>>

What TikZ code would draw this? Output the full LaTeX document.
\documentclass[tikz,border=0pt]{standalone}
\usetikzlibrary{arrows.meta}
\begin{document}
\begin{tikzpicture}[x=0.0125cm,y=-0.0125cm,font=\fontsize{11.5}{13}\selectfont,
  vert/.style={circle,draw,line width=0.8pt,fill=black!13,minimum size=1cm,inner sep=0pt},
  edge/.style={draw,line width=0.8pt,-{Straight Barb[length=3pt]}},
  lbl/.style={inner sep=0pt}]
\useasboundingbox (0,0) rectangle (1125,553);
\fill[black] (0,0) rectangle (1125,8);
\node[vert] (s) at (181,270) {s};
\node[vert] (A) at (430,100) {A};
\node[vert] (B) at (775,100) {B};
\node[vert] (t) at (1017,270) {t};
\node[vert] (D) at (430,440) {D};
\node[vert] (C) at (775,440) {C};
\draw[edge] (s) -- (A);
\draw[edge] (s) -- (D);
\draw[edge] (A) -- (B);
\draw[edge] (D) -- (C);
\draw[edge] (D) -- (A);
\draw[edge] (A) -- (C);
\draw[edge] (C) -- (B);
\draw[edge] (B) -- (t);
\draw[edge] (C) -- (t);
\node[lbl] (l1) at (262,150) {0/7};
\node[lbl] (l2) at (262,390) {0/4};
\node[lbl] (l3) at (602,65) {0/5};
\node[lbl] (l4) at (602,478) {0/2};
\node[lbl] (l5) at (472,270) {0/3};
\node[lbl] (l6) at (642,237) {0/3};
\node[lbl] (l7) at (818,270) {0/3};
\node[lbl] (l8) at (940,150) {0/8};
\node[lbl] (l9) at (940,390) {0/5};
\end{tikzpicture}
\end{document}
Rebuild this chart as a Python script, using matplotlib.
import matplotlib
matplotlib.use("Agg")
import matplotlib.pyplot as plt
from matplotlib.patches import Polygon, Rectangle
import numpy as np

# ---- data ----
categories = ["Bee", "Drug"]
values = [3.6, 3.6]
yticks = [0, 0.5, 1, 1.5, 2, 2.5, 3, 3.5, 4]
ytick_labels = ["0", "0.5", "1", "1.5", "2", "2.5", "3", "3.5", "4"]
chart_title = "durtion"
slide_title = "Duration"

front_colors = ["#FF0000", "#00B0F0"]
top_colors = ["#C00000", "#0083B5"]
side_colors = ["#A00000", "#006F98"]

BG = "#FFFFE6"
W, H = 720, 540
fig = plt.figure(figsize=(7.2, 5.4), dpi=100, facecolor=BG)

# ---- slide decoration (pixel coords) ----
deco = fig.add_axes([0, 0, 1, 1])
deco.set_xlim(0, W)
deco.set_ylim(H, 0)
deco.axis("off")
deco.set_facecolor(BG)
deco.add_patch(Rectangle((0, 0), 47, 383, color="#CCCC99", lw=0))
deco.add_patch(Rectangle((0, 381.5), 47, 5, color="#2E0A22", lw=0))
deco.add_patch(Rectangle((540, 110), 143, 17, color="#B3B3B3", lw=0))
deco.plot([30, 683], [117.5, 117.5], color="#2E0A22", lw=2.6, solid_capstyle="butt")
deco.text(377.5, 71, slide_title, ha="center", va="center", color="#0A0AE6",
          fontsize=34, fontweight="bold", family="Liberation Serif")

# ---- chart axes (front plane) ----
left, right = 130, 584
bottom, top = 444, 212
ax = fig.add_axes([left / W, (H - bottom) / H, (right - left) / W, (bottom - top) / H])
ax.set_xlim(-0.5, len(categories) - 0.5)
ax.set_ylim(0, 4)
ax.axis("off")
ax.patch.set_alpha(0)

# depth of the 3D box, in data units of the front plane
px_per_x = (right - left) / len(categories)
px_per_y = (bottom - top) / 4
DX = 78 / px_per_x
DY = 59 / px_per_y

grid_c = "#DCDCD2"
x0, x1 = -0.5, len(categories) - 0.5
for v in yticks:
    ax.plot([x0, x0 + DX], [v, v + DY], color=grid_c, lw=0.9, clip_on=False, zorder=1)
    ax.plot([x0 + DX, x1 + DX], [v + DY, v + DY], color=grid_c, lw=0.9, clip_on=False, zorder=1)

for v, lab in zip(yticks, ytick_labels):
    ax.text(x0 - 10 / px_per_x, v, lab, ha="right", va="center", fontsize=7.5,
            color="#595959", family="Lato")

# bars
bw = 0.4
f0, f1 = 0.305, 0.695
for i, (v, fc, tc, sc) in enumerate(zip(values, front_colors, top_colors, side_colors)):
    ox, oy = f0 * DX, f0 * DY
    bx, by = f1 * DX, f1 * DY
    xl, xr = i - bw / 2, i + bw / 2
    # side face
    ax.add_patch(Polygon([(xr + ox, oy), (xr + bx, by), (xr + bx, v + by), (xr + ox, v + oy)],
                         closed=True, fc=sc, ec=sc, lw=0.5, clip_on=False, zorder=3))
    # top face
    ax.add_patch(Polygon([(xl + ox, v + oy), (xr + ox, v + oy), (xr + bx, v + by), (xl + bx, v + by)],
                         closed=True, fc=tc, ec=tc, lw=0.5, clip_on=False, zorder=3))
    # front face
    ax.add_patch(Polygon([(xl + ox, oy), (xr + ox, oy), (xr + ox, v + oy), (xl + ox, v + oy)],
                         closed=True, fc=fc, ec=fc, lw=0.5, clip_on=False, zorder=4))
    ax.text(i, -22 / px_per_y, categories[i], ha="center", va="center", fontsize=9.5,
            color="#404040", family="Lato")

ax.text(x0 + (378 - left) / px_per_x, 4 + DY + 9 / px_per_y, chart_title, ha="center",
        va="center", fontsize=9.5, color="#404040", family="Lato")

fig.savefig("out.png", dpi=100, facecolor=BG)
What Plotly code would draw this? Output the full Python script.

<<

WHAT TO WORK ON: Please reproduce exactly the lines above, beginning with the first and ending with the line that contains "import numpy as np", and include nothing outside that range.

REPLY:
What TikZ code would draw this? Output the full LaTeX document.
\documentclass[tikz,border=0pt]{standalone}
\usetikzlibrary{arrows.meta}
\begin{document}
\begin{tikzpicture}[x=0.0125cm,y=-0.0125cm,font=\fontsize{11.5}{13}\selectfont,
  vert/.style={circle,draw,line width=0.8pt,fill=black!13,minimum size=1cm,inner sep=0pt},
  edge/.style={draw,line width=0.8pt,-{Straight Barb[length=3pt]}},
  lbl/.style={inner sep=0pt}]
\useasboundingbox (0,0) rectangle (1125,553);
\fill[black] (0,0) rectangle (1125,8);
\node[vert] (s) at (181,270) {s};
\node[vert] (A) at (430,100) {A};
\node[vert] (B) at (775,100) {B};
\node[vert] (t) at (1017,270) {t};
\node[vert] (D) at (430,440) {D};
\node[vert] (C) at (775,440) {C};
\draw[edge] (s) -- (A);
\draw[edge] (s) -- (D);
\draw[edge] (A) -- (B);
\draw[edge] (D) -- (C);
\draw[edge] (D) -- (A);
\draw[edge] (A) -- (C);
\draw[edge] (C) -- (B);
\draw[edge] (B) -- (t);
\draw[edge] (C) -- (t);
\node[lbl] (l1) at (262,150) {0/7};
\node[lbl] (l2) at (262,390) {0/4};
\node[lbl] (l3) at (602,65) {0/5};
\node[lbl] (l4) at (602,478) {0/2};
\node[lbl] (l5) at (472,270) {0/3};
\node[lbl] (l6) at (642,237) {0/3};
\node[lbl] (l7) at (818,270) {0/3};
\node[lbl] (l8) at (940,150) {0/8};
\node[lbl] (l9) at (940,390) {0/5};
\end{tikzpicture}
\end{document}
Rebuild this chart as a Python script, using matplotlib.
import matplotlib
matplotlib.use("Agg")
import matplotlib.pyplot as plt
from matplotlib.patches import Polygon, Rectangle
import numpy as np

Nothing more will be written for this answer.